I'll keep digging into the Consular reports to find an answer. This is the kind of thing covered regularly inside them. Thanks for the comments. Lots of things to think about here.

@eyedoc
"It was near 后里 in Taichung, not Monga, destroyed by floods only a few months later."

So the bridge was built? Interesting. Watters says: "The Ya chia river runs into the sea about 30 miles, I am told, south of Tamsui..."

It seems it was further than south. I was just surmising that it wasn't built. But the Consul did get how strong the torrents were. Thanks for the Chinese on Chen Ya-yung = 岑毓英; I knew the character for Chen was 岑. I just didn't know how to pronounce it. I found 梣, which is ㄔㄣ in the second tone, but not 岑.

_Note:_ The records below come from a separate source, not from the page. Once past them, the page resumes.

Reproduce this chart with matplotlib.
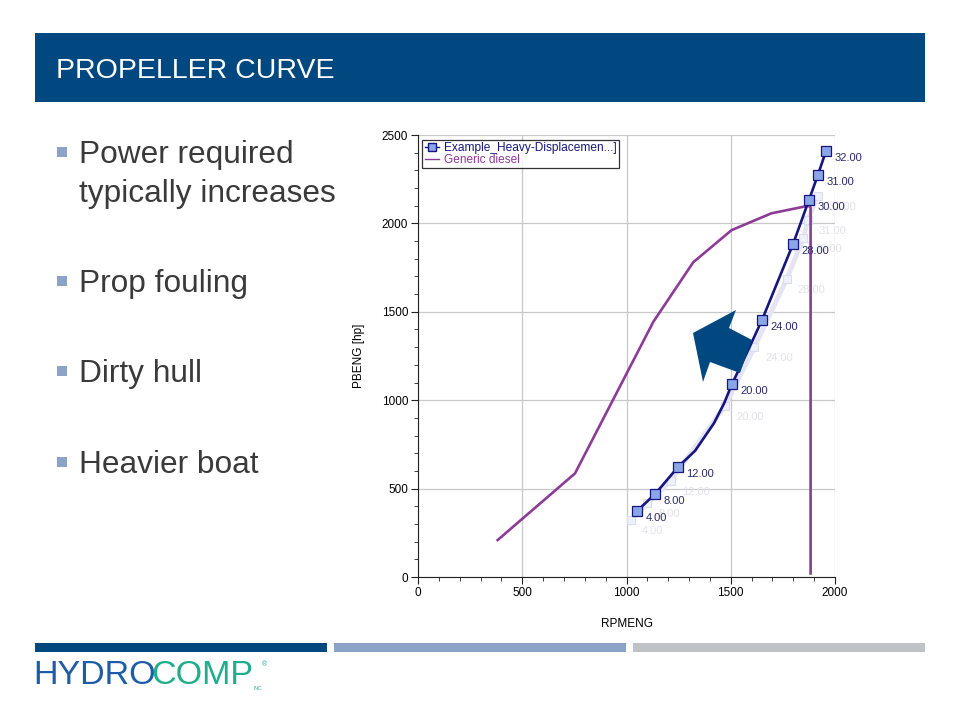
import numpy as np
import matplotlib
matplotlib.use("Agg")
import matplotlib.pyplot as plt
from matplotlib.patches import Rectangle, Polygon
from matplotlib.ticker import MultipleLocator

plt.rcParams['font.family'] = ['Liberation Sans', 'DejaVu Sans']

# Propeller curve (speed labels in knots)
speeds = ["4.00", "8.00", "12.00", "20.00", "24.00", "28.00", "30.00", "31.00", "32.00"]
prop_rpm = [1050, 1137, 1247, 1506, 1650, 1799, 1875, 1918, 1957]
prop_hp = [373, 469, 622, 1092, 1454, 1884, 2132, 2274, 2410]
# extra points
curve_rpm = [1050, 1137, 1247, 1329, 1419, 1468, 1506, 1576, 1650, 1799, 1875, 1918, 1957]
curve_hp = [373, 469, 622, 714, 869, 982, 1092, 1264, 1454, 1884, 2132, 2274, 2410]

# faint earlier curve behind it
ghost_rpm = [1020, 1100, 1212, 1472, 1613, 1768, 1848, 1869, 1917]
ghost_hp = [322, 417, 545, 967, 1299, 1684, 1916, 2019, 2155]
ghost_labels = ["4.00", "8.00", "12.00", "20.00", "24.00", "28.00", "30.00", "31.00", "32.00"]

# engine curve
diesel_rpm = [382, 753, 1129, 1320, 1504, 1695, 1873, 1883, 1883]
diesel_hp = [209, 586, 1444, 1780, 1962, 2057, 2100, 2090, 20]

bullet_lines = ["Power required", "typically increases", "Prop fouling", "Dirty hull", "Heavier boat"]
line_base = [163, 202, 292, 382, 473]
has_bullet = [True, False, True, True, True]

navy = "#16167e"
purple = "#8c3c96"
header = "#00487f"

fig = plt.figure(figsize=(9.6, 7.2), dpi=100)

def px(x, y):
    return x / 960, 1 - y / 720

# header bar and title
fig.add_artist(Rectangle(px(35, 102), 890 / 960, 69 / 720, transform=fig.transFigure,
                         facecolor=header, edgecolor="none"))
fig.text(*px(56, 78), "PROPELLER CURVE", color="white", fontsize=20.5, va="baseline")

# bullet list
for txt, y, b in zip(bullet_lines, line_base, has_bullet):
    if b:
        fig.add_artist(Rectangle(px(57, y - 6), 10 / 960, 10 / 720, transform=fig.transFigure,
                                 facecolor="#8ba3c7", edgecolor="none"))
    fig.text(*px(79, y), txt, color="#3a3a3a", fontsize=22.8, va="baseline")

# footer bars
for x0, c in zip([35, 334, 633], [header, "#8ba3c7", "#bfc3c8"]):
    fig.add_artist(Rectangle(px(x0, 652), 292 / 960, 9 / 720, transform=fig.transFigure,
                             facecolor=c, edgecolor="none"))

# logo
fig.text(*px(33, 684), "HYDRO", color="#1f5ca8", fontsize=24.5, va="baseline")
fig.text(*px(151, 684), "COMP", color="#1fae8c", fontsize=24.5, va="baseline")
fig.text(*px(262, 666), "®", color="#1fae8c", fontsize=5, va="baseline")
fig.text(*px(253, 690), "INC.", color="#1fae8c", fontsize=3.5, va="baseline")

# chart
ax = fig.add_axes([418 / 960, 1 - 577 / 720, 417 / 960, 442 / 720])
ax.set_xlim(0, 2000)
ax.set_ylim(0, 2500)
ax.xaxis.set_major_locator(MultipleLocator(500))
ax.xaxis.set_minor_locator(MultipleLocator(100))
ax.yaxis.set_major_locator(MultipleLocator(500))
ax.yaxis.set_minor_locator(MultipleLocator(100))
ax.grid(True, which="major", color="#c8c8c8", lw=0.9)
ax.set_axisbelow(True)
for s in ["top", "right"]:
    ax.spines[s].set_visible(False)
for s in ["left", "bottom"]:
    ax.spines[s].set_color("#222222")
    ax.spines[s].set_linewidth(0.8)
ax.tick_params(which="both", direction="out", labelsize=8.5, color="#222222", pad=2)
ax.tick_params(which="major", length=5)
ax.tick_params(which="minor", length=3)
ax.set_xlabel("RPMENG", fontsize=8.5, labelpad=14)
ax.set_ylabel("PBENG [hp]", fontsize=8.5, labelpad=12)

# faint earlier curve
ax.plot(ghost_rpm, ghost_hp, color="#e4e4f3", lw=3.5, zorder=2)
ax.plot(ghost_rpm, ghost_hp, ls="none", marker="s", ms=6, mfc="#eef0fa",
        mec="#dcdcea", mew=0.8, zorder=2)
for r, h, t in zip(ghost_rpm, ghost_hp, ghost_labels):
    ax.annotate(t, (r, h), xytext=(8, -8), textcoords="offset points",
                fontsize=8, color="#e2e2ea", va="center", ha="left", zorder=2)

ax.plot(diesel_rpm, diesel_hp, color=purple, lw=1.9, zorder=3, label="Generic diesel")
ax.plot(curve_rpm, curve_hp, color=navy, lw=1.9, zorder=4)
ax.plot(prop_rpm, prop_hp, ls="none", marker="s", ms=6.5, mfc="#8aa6e6",
        mec=navy, mew=0.9, zorder=5)
for r, h, t in zip(prop_rpm, prop_hp, speeds):
    ax.annotate(t, (r, h), xytext=(6, -5), textcoords="offset points",
                fontsize=8, color="#2a2a6a", va="center", ha="left", zorder=6)

# legend
h1, = ax.plot([], [], color=navy, lw=1, marker="s", ms=5.5, mfc="#8aa6e6", mec=navy)
h2, = ax.plot([], [], color=purple, lw=1)
leg = ax.legend([h1, h2], ["Example_Heavy-Displacemen...]", "Generic diesel"],
                loc="upper left", bbox_to_anchor=(0.005, 0.995), fontsize=8.6,
                frameon=True, fancybox=False, handlelength=1.2, handletextpad=0.4,
                borderpad=0.2, labelspacing=0.0, borderaxespad=0.2)
leg.get_frame().set_edgecolor("black")
leg.get_frame().set_linewidth(0.9)
for t, c in zip(leg.get_texts(), [navy, purple]):
    t.set_color(c)

# block arrow
arrow_px = [(693, 333), (736, 310), (729, 328), (752, 340),
            (740, 373), (710, 362), (703, 382)]
fig.add_artist(Polygon([px(x, y) for x, y in arrow_px], closed=True,
                       transform=fig.transFigure, facecolor=header,
                       edgecolor="none", zorder=10))

fig.savefig("out.png", dpi=100)
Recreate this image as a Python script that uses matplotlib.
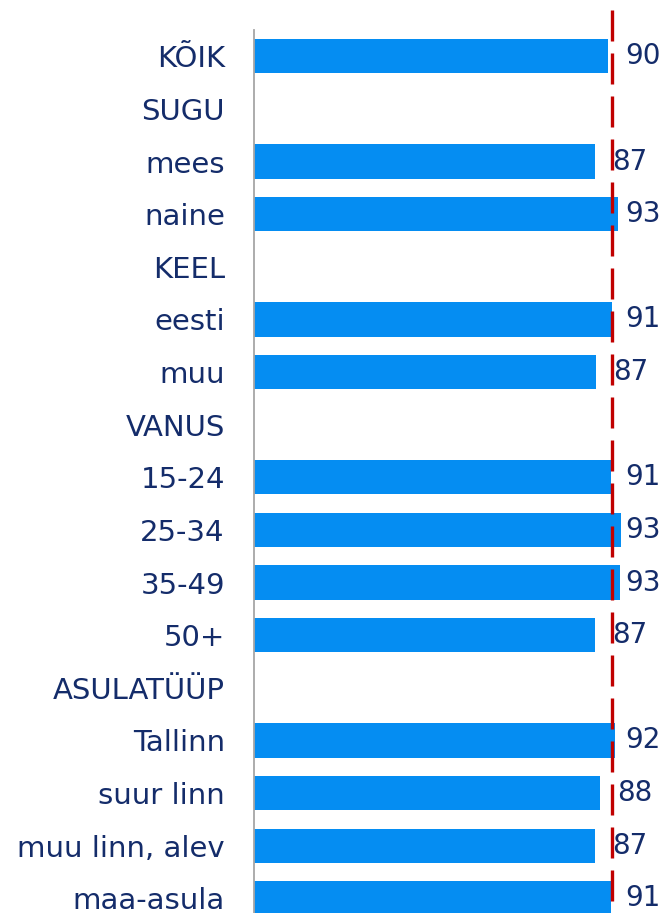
import matplotlib.pyplot as plt

categories = ['KÕIK', 'SUGU', 'mees', 'naine', 'KEEL', 'eesti', 'muu',
              'VANUS', '15-24', '25-34', '35-49', '50+',
              'ASULATÜÜP', 'Tallinn', 'suur linn', 'muu linn, alev', 'maa-asula']
# None = group heading row (no bar)
values = [90.0, None, 86.7, 92.6, None, 91.1, 87.0,
          None, 90.7, 93.2, 92.9, 86.7,
          None, 91.8, 88.0, 86.7, 90.7]
labels = ['90', None, '87', '93', None, '91', '87',
          None, '91', '93', '93', '87',
          None, '92', '88', '87', '91']
average = 91.1

bar_color = '#058DF2'
text_color = '#142C6A'
ref_color = '#C00000'

fig = plt.figure(figsize=(6.64, 9.13), dpi=100)
ax = fig.add_axes([254/664, 0, 1 - 254/664, 883/913])

for i, (v, lab) in enumerate(zip(values, labels)):
    if v is None:
        continue
    ax.barh(i, v, height=0.65, color=bar_color, edgecolor='none', zorder=2)
    ax.text(min(v + 4.3, 94.3), i, lab, va='center', ha='left',
            fontsize=20, color=text_color, zorder=4)

# dashed reference line, runs a bit above the axes
ax.plot([average, average], [-0.88, 16.3], color=ref_color, lw=2.4,
        dashes=(9.3, 3.6), clip_on=False, zorder=3)

ax.set_xlim(0, 104.2)
ax.set_ylim(16.28, -0.5)
ax.set_yticks(range(len(categories)))
ax.set_yticklabels(categories, fontsize=21, color=text_color)
ax.tick_params(axis='y', length=0, pad=21)
ax.set_xticks([])
for s in ['top', 'right', 'bottom']:
    ax.spines[s].set_visible(False)
ax.spines['left'].set_color('#A6A6A6')
ax.spines['left'].set_linewidth(1.3)

fig.savefig('out.png', dpi=100)
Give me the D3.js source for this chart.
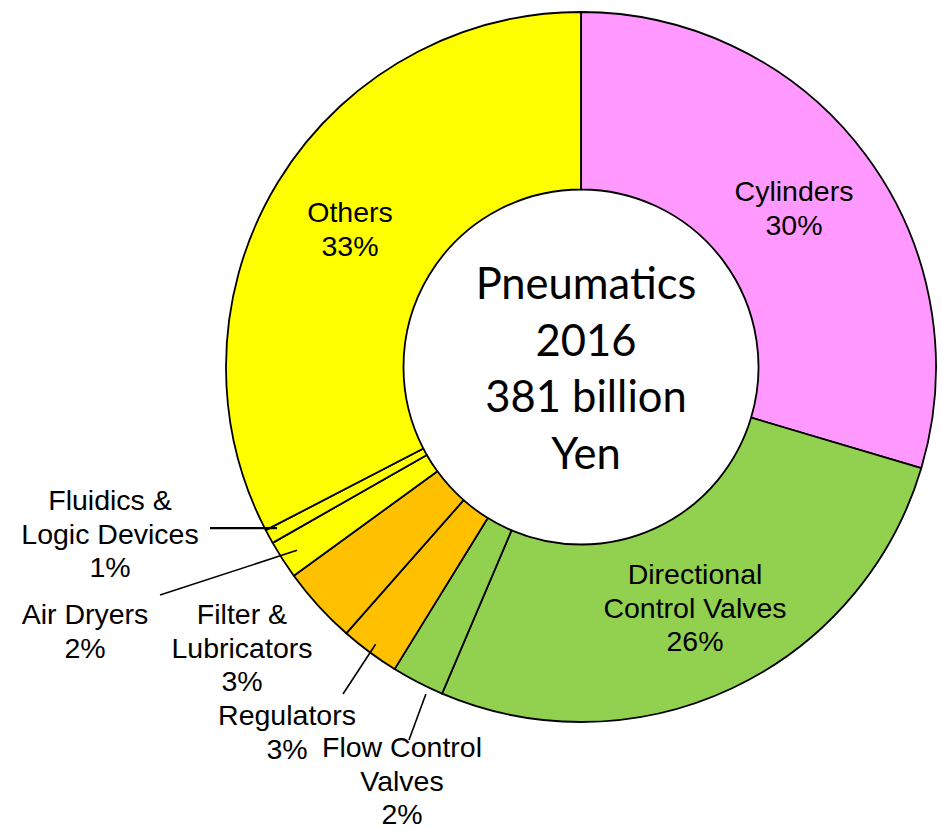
<!DOCTYPE html>
<html lang="en">
<head>
  <meta charset="UTF-8">
  <title>Pneumatics 2016</title>
  <script src="https://d3js.org/d3.v7.min.js"></script>
  <style>
    body { margin: 0; background: #fff; }
    svg { display: block; }
    .lbl { font-family: "Liberation Sans", Arial, sans-serif; font-size: 28.5px; fill: #000; }
    .center { font-family: Lato, "Open Sans", sans-serif; font-size: 43.5px; fill: #000; }
  </style>
</head>
<body>
<svg id="chart" width="942" height="830"></svg>
<script>
  // slice data, clockwise from 12 o'clock
  const categories = ["Cylinders", "Directional Control Valves", "Flow Control Valves", "Regulators",
                      "Filter & Lubricators", "Air Dryers", "Fluidics & Logic Devices", "Others"];
  const values = [29.6, 26.8, 2.4, 2.7, 3.5, 1.75, 0.65, 32.6];
  const percentLabels = ["30%", "26%", "2%", "3%", "3%", "2%", "1%", "33%"];
  const labelLines = [
    ["Cylinders"],
    ["Directional", "Control Valves"],
    ["Flow Control", "Valves"],
    ["Regulators"],
    ["Filter &", "Lubricators"],
    ["Air Dryers"],
    ["Fluidics &", "Logic Devices"],
    ["Others"]
  ];
  const centerLines = ["Pneumatics", "2016", "381 billion", "Yen"];

  const colors = ["#FF99FF", "#92D050", "#92D050", "#FFC000", "#FFC000", "#FFFF00", "#FFFF00", "#FFFF00"];

  // label placement (first baseline) and leader lines
  const labelPos = [
    { x: 794, y: 201 },
    { x: 695, y: 584 },
    { x: 402, y: 757 },
    { x: 287, y: 725 },
    { x: 242, y: 624 },
    { x: 85,  y: 624 },
    { x: 110, y: 510 },
    { x: 350, y: 222 }
  ];
  // t = position across the slice (0 start, 1 end), r = radius of the slice end of the line
  const leaders = {
    2: { t: 0.27, r: 362, end: [409, 740] },
    3: { t: 0.5,  r: 345, end: [343, 694] },
    5: { t: 0.5,  r: 338, end: [160, 595] },
    6: { t: 0.75, r: 344, end: [210, null] }   // horizontal
  };

  const cx = 581, cy = 367, R = 355, r0 = 177.5;
  const lineH = 33.5;

  const svg = d3.select("#chart");
  const g = svg.append("g").attr("transform", `translate(${cx},${cy})`);

  const pie = d3.pie().sort(null).value(d => d);
  const arcs = pie(values);
  const arc = d3.arc().innerRadius(r0).outerRadius(R);

  g.selectAll("path.slice")
    .data(arcs)
    .enter().append("path")
    .attr("class", "slice")
    .attr("d", arc)
    .attr("fill", (d, i) => colors[i])
    .attr("stroke", "#000")
    .attr("stroke-width", 1.8)
    .attr("stroke-linejoin", "round");

  // leader lines
  Object.entries(leaders).forEach(([i, l]) => {
    const a = arcs[i].startAngle + l.t * (arcs[i].endAngle - arcs[i].startAngle);
    const x1 = cx + l.r * Math.sin(a);
    const y1 = cy - l.r * Math.cos(a);
    svg.append("line")
      .attr("x1", x1)
      .attr("y1", y1)
      .attr("x2", l.end[0])
      .attr("y2", l.end[1] == null ? y1 : l.end[1])
      .attr("stroke", "#000")
      .attr("stroke-width", i == 6 ? 2.2 : 1.6);
  });

  // category labels
  categories.forEach((c, i) => {
    const lines = labelLines[i].concat([percentLabels[i]]);
    const t = svg.append("text")
      .attr("class", "lbl")
      .attr("text-anchor", "middle");
    lines.forEach((s, k) => {
      t.append("tspan")
        .attr("x", labelPos[i].x)
        .attr("y", labelPos[i].y + k * lineH)
        .text(s);
    });
  });

  // centre text
  const ct = svg.append("text").attr("class", "center").attr("text-anchor", "middle");
  centerLines.forEach((s, k) => {
    ct.append("tspan")
      .attr("x", cx + 5)
      .attr("y", 299 + k * 56.5)
      .text(s);
  });
</script>
</body>
</html>
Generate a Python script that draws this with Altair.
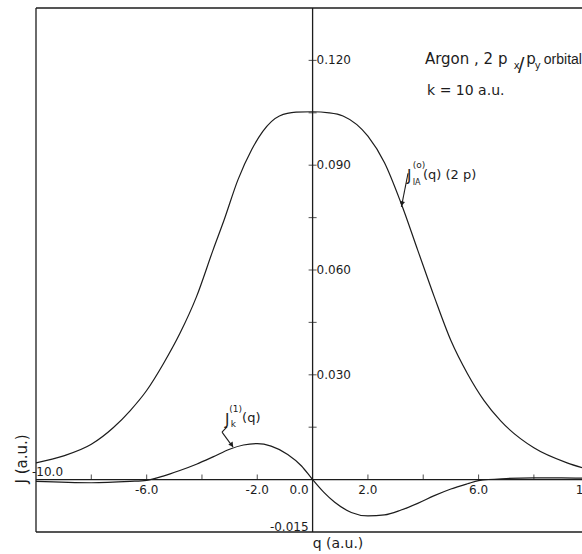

I was aware that Danshui had been changed back to to Tamsui. There are stickers on the MRT with Tamsui covering up the previous Danshui. This surprised me, especially considering the current regime. Tamsui is Taiwanese. Do you know what it means and where it comes from?

EyeDoc said...

It should be Ta Chia, not Ya Chia.
And yes the Ta Chia bridge was built at huge expenses plus manpower mobilized from Hsin-chu and Changhua - complete with miles of dikes flanking the bridge. It was built over the objection of some engineers and sure enough, it was washed away in the summer of 1882, probably after a typhoon. The description of its location in Watters' report was off by quite a few miles.

岑毓英 (1829-1889) was later sent to southern China to fight (nominally) in the Sino-French war.

It is not a name change. It has always been Tamsui. The reversion from Danshui is purely for historical reasons. And Tamsui = fresh water, i.e., rain water - it rains all the time hence the name.